Your project report is due first, by 11:59:59pm, 31 Oct (Monday). Standard late penalties apply, so please turn them in on-time. You may optionally turn in the project a week earlier for extra credit from Min. This option is to allow Min to start grading projects early that thereturn project assessments can be done before the final exam.

Presentations: In the following week, we will meet in the evening of W13 for your project presentations. Presentations will run for ten minutes each with an additional five minutes for questions. The sign up procedure will be announced later. Only a single group representative needs to be present. If no one from your group can make the project presentation timing, please let me know in person or email.

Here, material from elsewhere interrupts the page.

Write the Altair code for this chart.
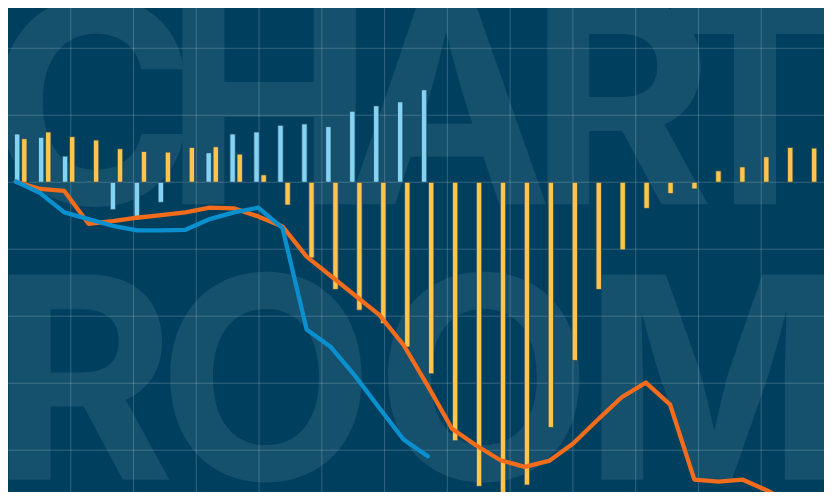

Grading for the project's final report and presentation are likely to follow similar weights as ones used in the previous version of this course: for the presentation, for research projects and for implementation projects.

Final Workload Disclaimer

The project is the primary method in which you will be assessed for your course, and in its various forms, accounts for 60% of the marks for the class. The workload throughout the rest of the course is purposely light to ensure that you have enough time to produce high-quality research in the project. As such you need to budget your team's time wisely and ensure that you have appropriately scoped your project and covered the topic with enough detail and with appropriate evaluation. You should adhere and refine your proposed project schedule as included in the project proposal. Some students invariably start the project too late or mismanage their time and neglect such open-ended course assignments, in order to advance in classes that have more concrete assessment milestones. I warn you now to budget your time between classes wisely. As this is a four MC module, there are ten hours of time that a student should allot to this course. Eight of these are preparation time, and for this course the bulk of this time is intended for your project. Roughly speaking, you should invest about 9 weeks * 8 hours/week = 72 hours on your project.